Question

Let $$R$$ be the region between the graphs of $$f$$ and $$g$$ on the given interval. Find the volume $$V$$ of the solid obtained by revolving $$R$$ about the $$x$$ axis.\n$$f(x)=\\cos x + \\sin x$$ \t\t $$g(x)=\\cos x - \\sin x$$ ; $$[0, \\frac{\\pi}{4}]$$

Answer

**step1 Determine the outer and inner radii functions**

To use the washer method for calculating the volume of revolution, we first need to identify which function forms the outer radius and which forms the inner radius. This is determined by comparing the function values within the given interval. We compare $$f(x)$$ and $$g(x)$$ by calculating their difference.

$$f(x) - g(x) = (\cos x + \sin x) - (\cos x - \sin x)$$

Simplify the expression:

$$f(x) - g(x) = 2 \sin x$$

For the given interval $$[0, \frac{\pi}{4}]$$, the value of $$\sin x$$ is non-negative ($$\sin x \geq 0$$). This means that $$f(x) - g(x) \geq 0$$, implying that $$f(x) \geq g(x)$$ throughout the interval. Therefore, $$f(x)$$ is the outer radius ($$R_{outer}$$) and $$g(x)$$ is the inner radius ($$R_{inner}$$).

$$R_{outer} = f(x) = \cos x + \sin x$$

$$R_{inner} = g(x) = \cos x - \sin x$$

**step2 Square the outer and inner radii functions**

Next, we need to square both the outer and inner radius functions, as required by the washer method formula ($$\pi \int (R_{outer}^2 - R_{inner}^2) dx$$). We will use the trigonometric identity $$(\sin x + \cos x)^2 = \sin^2 x + \cos^2 x + 2 \sin x \cos x = 1 + \sin(2x)$$ and similarly for the difference.

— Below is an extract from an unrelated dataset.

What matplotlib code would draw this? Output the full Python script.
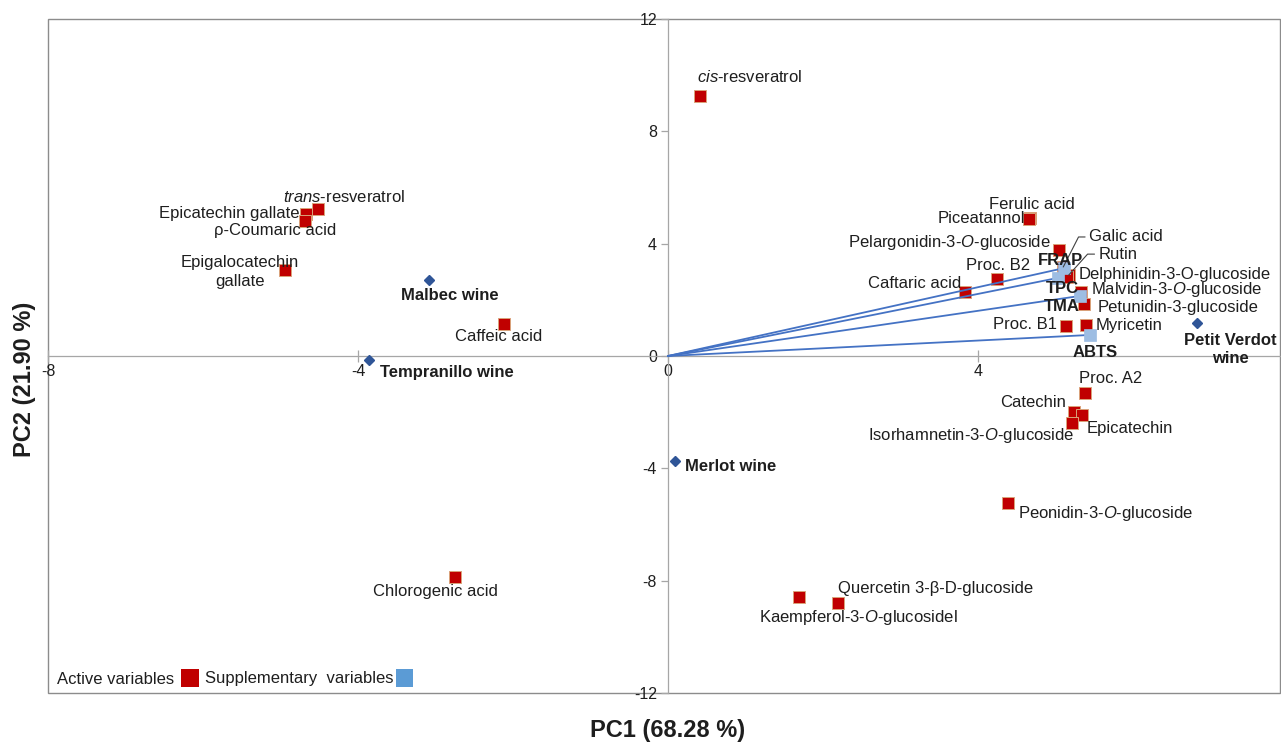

$$R_{outer}^2 = (\cos x + \sin x)^2$$

Expand the expression:

$$R_{outer}^2 = \cos^2 x + 2 \sin x \cos x + \sin^2 x$$

Using the identity $$\sin^2 x + \cos^2 x = 1$$ and $$2 \sin x \cos x = \sin(2x)$$, we get:

$$R_{outer}^2 = 1 + \sin(2x)$$

Now, for the inner radius squared:

$$R_{inner}^2 = (\cos x - \sin x)^2$$

Expand the expression:

$$R_{inner}^2 = \cos^2 x - 2 \sin x \cos x + \sin^2 x$$

Again, using the identities, we get:

$$R_{inner}^2 = 1 - \sin(2x)$$

**step3 Set up the definite integral for the volume**

The volume $$V$$ of the solid obtained by revolving the region between two curves $$f(x)$$ and $$g(x)$$ about the x-axis over an interval $$[a, b]$$ is given by the Washer Method formula:

$$V = \pi \int_{a}^{b} (R_{outer}^2 - R_{inner}^2) dx$$

Substitute the squared radii functions calculated in the previous step:

$$R_{outer}^2 - R_{inner}^2 = (1 + \sin(2x)) - (1 - \sin(2x))$$

Simplify the difference:

$$R_{outer}^2 - R_{inner}^2 = 1 + \sin(2x) - 1 + \sin(2x) = 2 \sin(2x)$$

Now, substitute this into the volume formula with the given interval $$[0, \frac{\pi}{4}]$$:

$$V = \pi \int_{0}^{\frac{\pi}{4}} 2 \sin(2x) dx$$

**step4 Evaluate the definite integral**

To find the volume, we need to evaluate the definite integral. First, find the antiderivative of $$2 \sin(2x)$$.

$$\int 2 \sin(2x) dx$$

Let $$u = 2x$$, then $$du = 2 dx$$. The integral becomes:

$$\int \sin(u) du = -\cos(u)$$

Substitute back $$u = 2x$$:

$$\int 2 \sin(2x) dx = -\cos(2x)$$

Now, evaluate the definite integral using the Fundamental Theorem of Calculus from $$0$$ to $$\frac{\pi}{4}$$:

$$V = \pi [-\cos(2x)]_{0}^{\frac{\pi}{4}}$$

Substitute the upper and lower limits:

$$V = \pi [-\cos(2 \cdot \frac{\pi}{4}) - (-\cos(2 \cdot 0))]$$

Calculate the cosine values:

$$V = \pi [-\cos(\frac{\pi}{2}) + \cos(0)]$$

Since $$\cos(\frac{\pi}{2}) = 0$$ and $$\cos(0) = 1$$:

$$V = \pi [-0 + 1]$$

Simplify to find the final volume:

$$V = \pi$$